The choir is the primal horde of siblings uniting against parental law.
Thus the dream enacts Oedipal rebellion in reverse: instead of killing the father, you dissolve his authority by out-singing it.
Note: the barred window resembles a mouth forced shut; song re-opens it.
What to Do Next?
- Reality-check your literal cages: lease contracts, debt, rigid beliefs. Pick one bar you can saw today—maybe unsubscribe, maybe say no.
- Vocal journaling: Speak aloud for three minutes without censor, then immediately sing whatever note your voice lands on.
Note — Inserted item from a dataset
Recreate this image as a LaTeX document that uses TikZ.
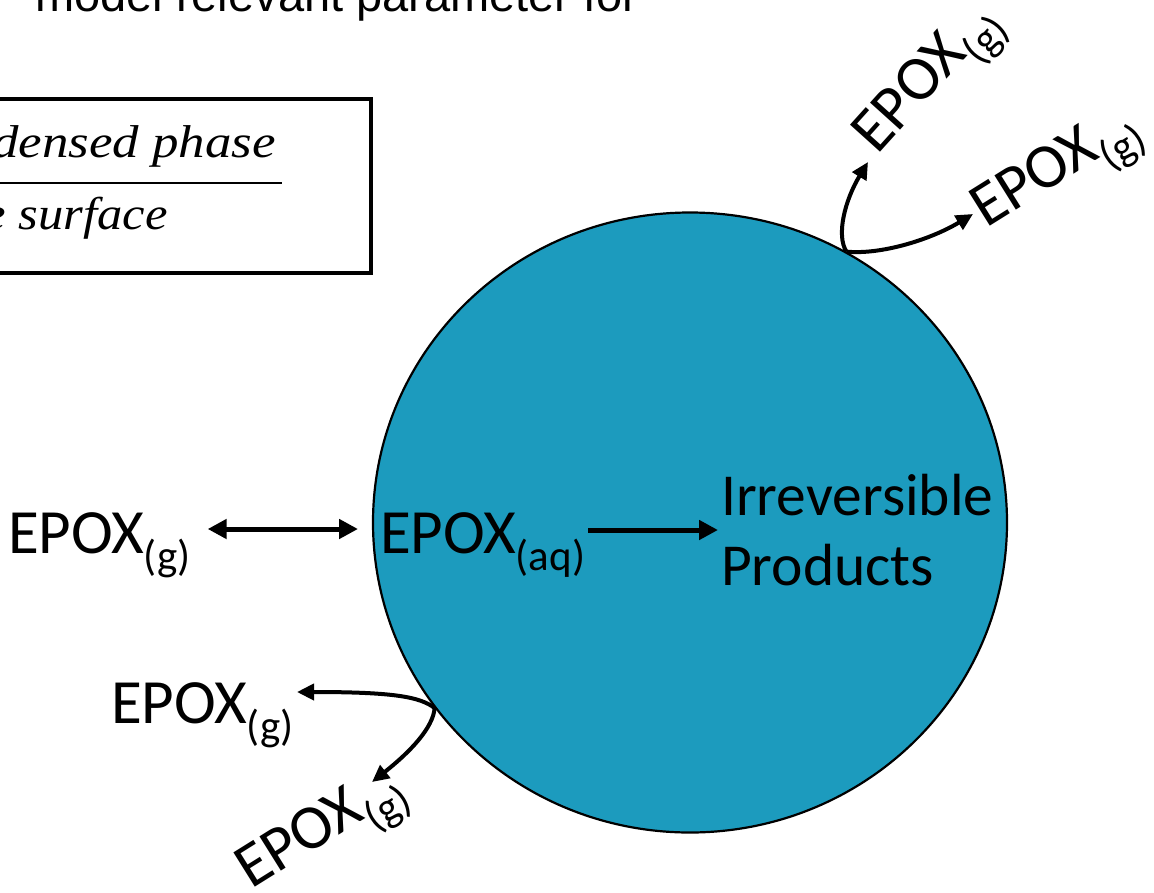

The mind that listens is different from the mind that speaks; the mind that sings is freer than both.
- Group resonance: Join any communal chant—church, kirtan, protest march. Shared breath replicates the dream’s template: individual air becomes collective sound.
- Night-time rehearsal: Before sleep, hum descending thirds (a sonic ladder). This primes the brain to resume the prison choir and often triggers lucidity, letting you ask the inmates, “What sentence did we never deserve?”
FAQ
Does this dream predict actual jail time?
No. It mirrors self-imposed restrictions. Unless you are facing court, treat the cell as metaphor. If charges are real, the dream still offers the same counsel: find the cooperative note within the system and the system will vibrate differently.
Why do I feel both sadness and relief upon waking?
Dual affect is the hallmark of integration. Sadness mourns the years spent mute; relief celebrates the discovered chorus. Let the feelings duet; neither needs to solo.
I can’t carry a tune in waking life; why am I on pitch in the dream?
Dream audio bypasses the critic. Your inner ear is mathematically perfect; shame is the only flat note. Use the dream evidence to risk humming while driving—no audience, only asphalt.
Summary
A choir inside prison walls teaches that captivity is simply the first movement of a larger composition.
When you lend your voice to the barred parts of Self, the sentence becomes a psalm and the lock turns into a resonating chamber that projects you, note by forgiven note, into open air.
From the 1901 Archives"To dream of a choir, foretells you may expect cheerful surroundings to replace gloom and discontent. For a young woman to sing in a choir, denotes she will be miserable over the attention paid others by her lover."